Ok, I can see it, after you point it out. In the annotated picture, the part in the hair is approximately where the upper part of the backward J is, and the head is leaning slightly to the right (our left).
Bram Stoker » Dracula » Chapter 19 wrote:<<Once I got a fright, for, seeing Lord Godalming suddenly turn and look out of the vaulted door into the dark passage beyond, I looked too, and for an instant my heart stood still. Somewhere, looking out from the shadow, I seemed to see the high lights of the Count's evil face, the ridge of the nose, the red eyes, the red lips, the awful pallor. It was only for a moment, for, as Lord Godalming said, "I thought I saw a face, but it was only the shadows," and resumed his inquiry, I turned my lamp in the direction, and stepped into the passage. There was no sign of anyone, and as there were no corners, no doors, no aperture of any kind, but only the solid walls of the passage, there could be no hiding place even for him. I took it that fear had helped imagination, and said nothing. A few minutes later I saw Morris step suddenly back from a corner, which he was examining. We all followed his movements with our eyes, for undoubtedly some nervousness was growing on us, and we saw a whole mass of phosphorescence, which twinkled like STARs. We all instinctively drew back. The whole place was becoming alive with RATS.>>

Re: NGC 604: Giant Stellar Nursery Xrays (2009 Feb 05)

Posted: Fri Feb 06, 2009 11:11 pm
by astrolabe
Hey neuf!
neufer wrote:however, I expanded ' DRAC ' into ' DIRAC ' whose modifications on general relativity might be consistent with observed DARC Energy expansion.
Honestly, DARC Energy?? I sometimes wonder if you're able to stop yourself but then again......clever if I do say so myself. So if you've got it- flaunt it. :)

Re: NGC 604: Giant Stellar Nursery Xrays (2009 Feb 05)

Posted: Sat Feb 07, 2009 12:35 am
by neufer
astrolabe wrote:
neufer wrote:however, I expanded ' DRAC ' into ' DIRAC ' whose modifications on general relativity might be consistent with observed DARC Energy expansion.
Honestly, DARC Energy??
Image
astrolabe wrote:I sometimes wonder if you're able to stop yourself but then again......
clever if I do say so myself. So if you've got it- flaunt it. :)
Thanks, astro; and NO I can't control it (as folks at HLAS would tell you.)

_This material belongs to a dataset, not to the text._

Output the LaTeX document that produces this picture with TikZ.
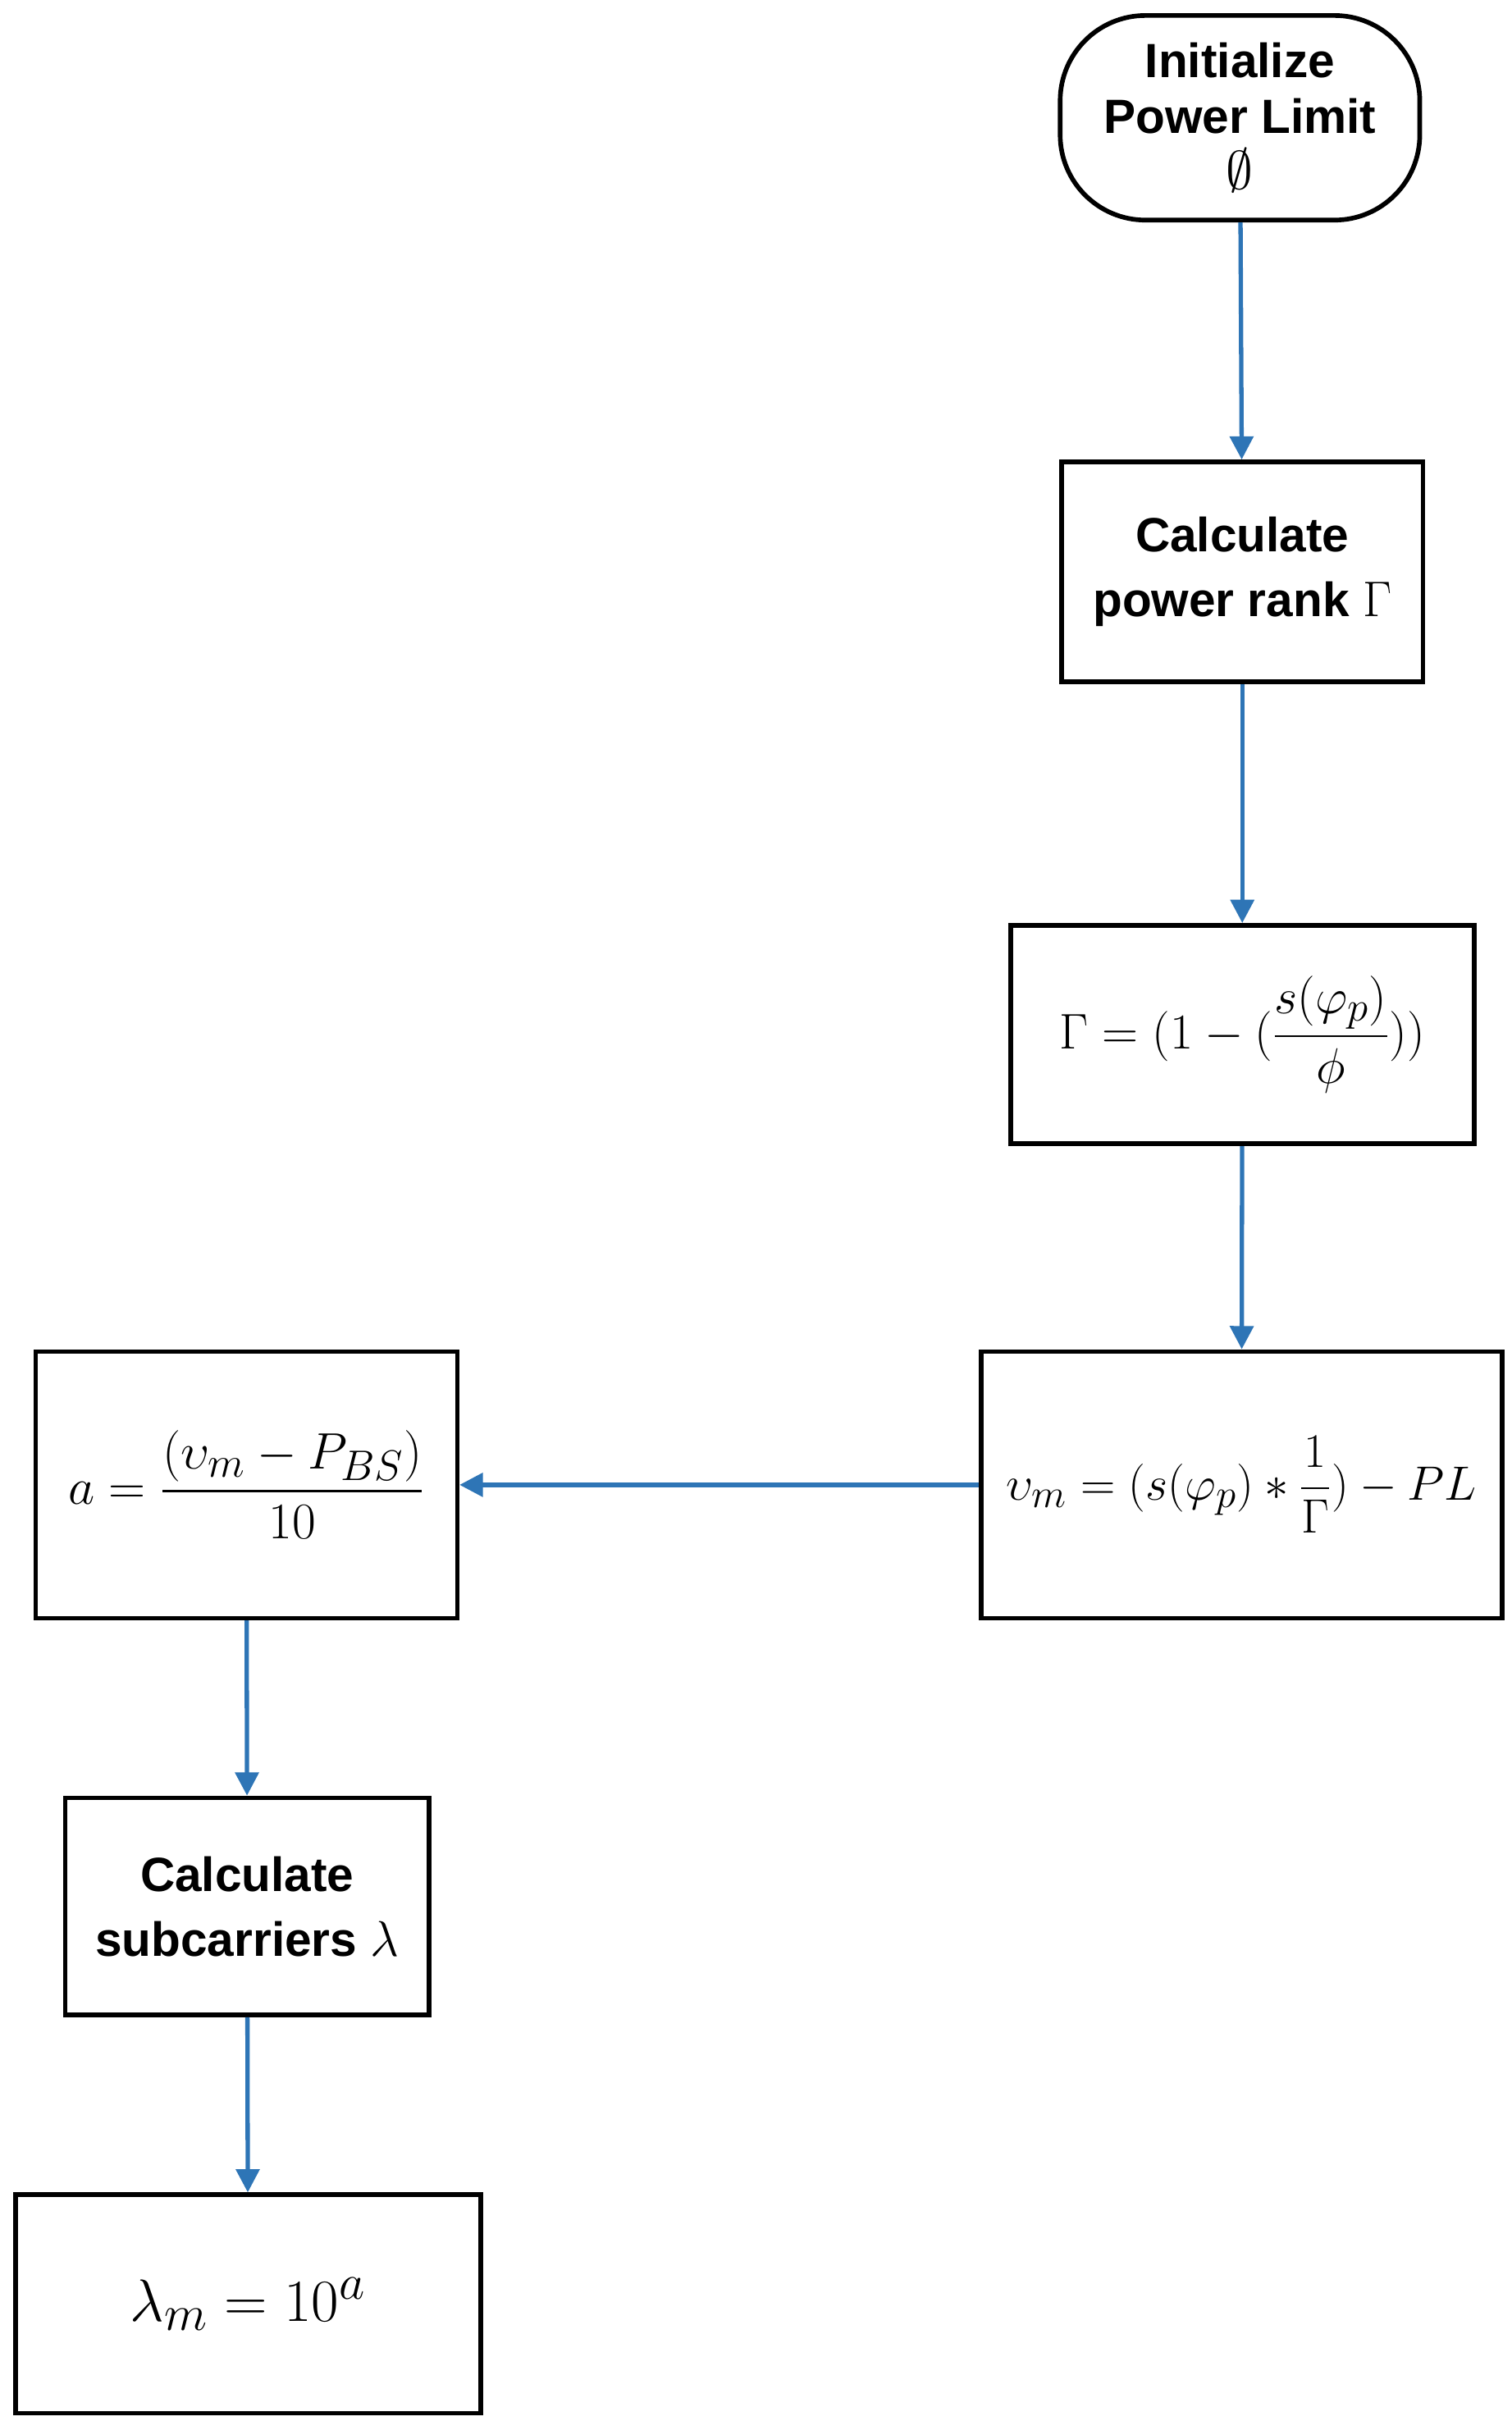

HLAS also had it's own version of aristarchusinexile at HLAS;
he liked to talk about being a neighbor of P.A.M. Dirac's down in Florida.

Re: NGC 604: Giant Stellar Nursery Xrays (2009 Feb 05)

Posted: Sat Feb 07, 2009 1:17 am
by astrolabe
Hello neufer,

Thanks for the link. Boy did they ever hit the nail on the head! BTW, great photo- gotta lose the tie though.